■ Task to carry out
Copy the data exactly as it appears, and do not include any pictures.

■ Data lines
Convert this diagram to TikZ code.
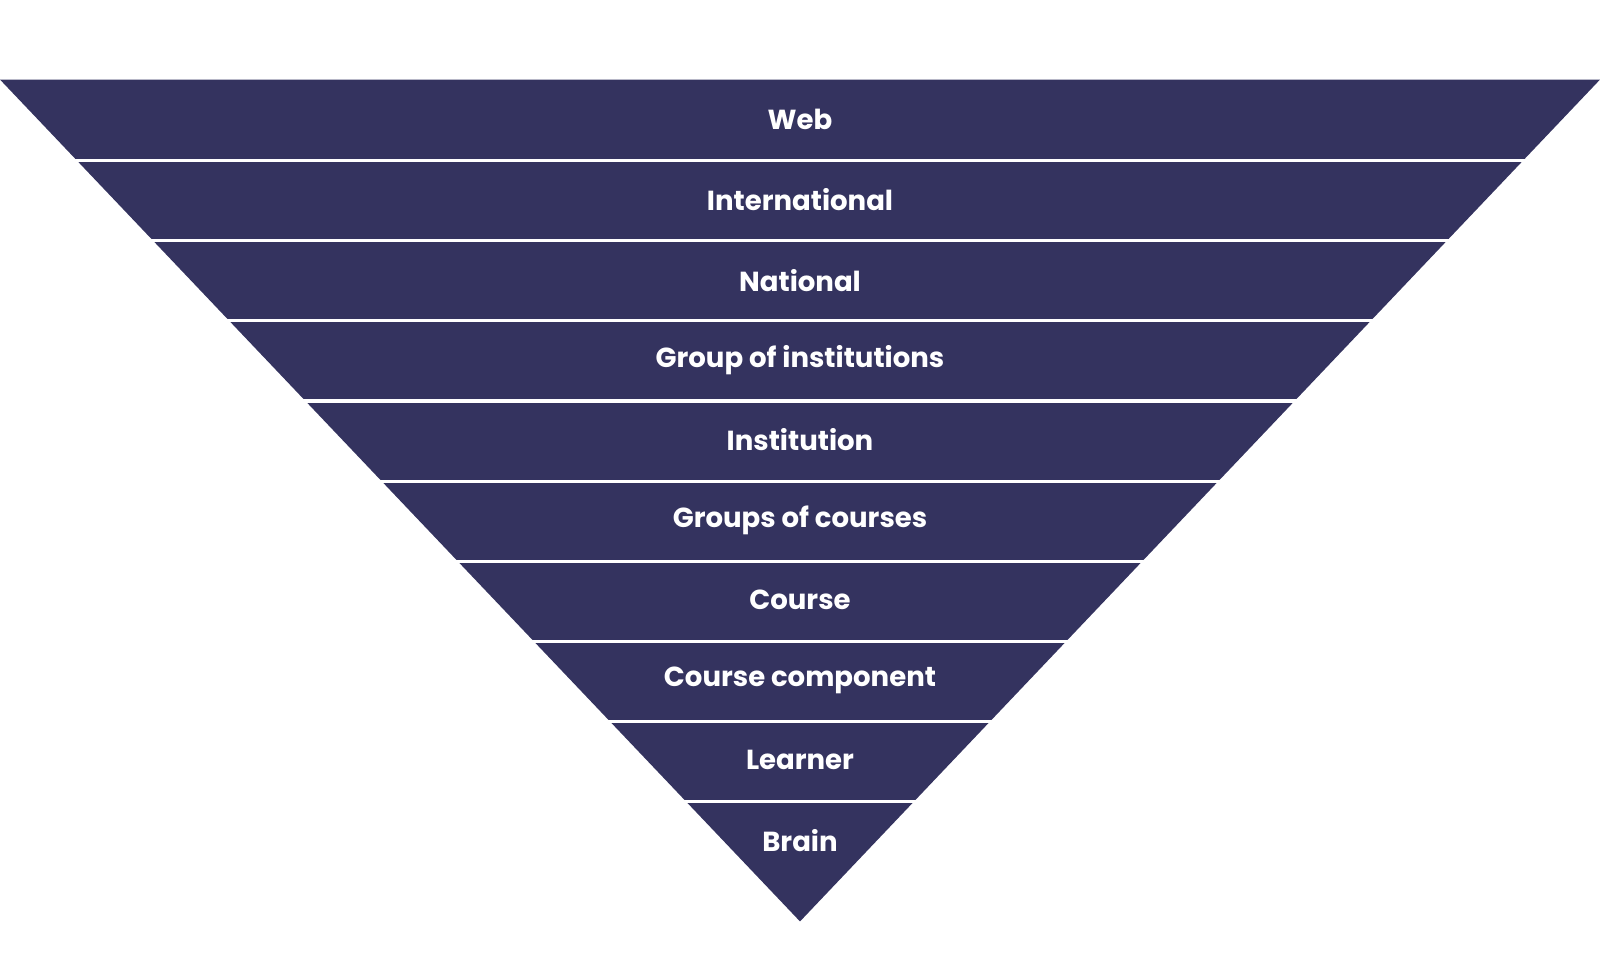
\documentclass[tikz,border=0pt]{standalone}
\usepackage{fontspec}
\setmainfont{Poppins}
\definecolor{band}{HTML}{34335F}
\begin{document}
\begin{tikzpicture}[x=1pt,y=-1pt,
  lbl/.style={text=white,font=\fontsize{27}{30}\selectfont\bfseries,anchor=center},
  sep/.style={draw=white,line width=3pt}]
\useasboundingbox (0,0) rectangle (1568,941);
\fill[band] (0,78) -- (1568,78) -- (784,903) -- cycle;
\foreach \y in {157,236,314.5,393,471.5,550,628.5,707,785.5}
  \draw[sep] (-5,\y) -- (1573,\y);
\foreach \t/\y/\n in {Web/117/a,International/196/b,National/275/c,Group of institutions/353/d,Institution/431/e,Groups of courses/510/f,Course/588/g,Course component/667/h,Learner/745/i,Brain/824/j}
  \node[lbl] (\n) at (784,\y) {\t};
\end{tikzpicture}
\end{document}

■ Result of the task
Convert this diagram to TikZ code.
\documentclass[tikz,border=0pt]{standalone}
\usepackage{fontspec}
\setmainfont{Poppins}
\definecolor{band}{HTML}{34335F}
\begin{document}
\begin{tikzpicture}[x=1pt,y=-1pt,
  lbl/.style={text=white,font=\fontsize{27}{30}\selectfont\bfseries,anchor=center},
  sep/.style={draw=white,line width=3pt}]
\useasboundingbox (0,0) rectangle (1568,941);
\fill[band] (0,78) -- (1568,78) -- (784,903) -- cycle;
\foreach \y in {157,236,314.5,393,471.5,550,628.5,707,785.5}
  \draw[sep] (-5,\y) -- (1573,\y);
\foreach \t/\y/\n in {Web/117/a,International/196/b,National/275/c,Group of institutions/353/d,Institution/431/e,Groups of courses/510/f,Course/588/g,Course component/667/h,Learner/745/i,Brain/824/j}
  \node[lbl] (\n) at (784,\y) {\t};
\end{tikzpicture}
\end{document}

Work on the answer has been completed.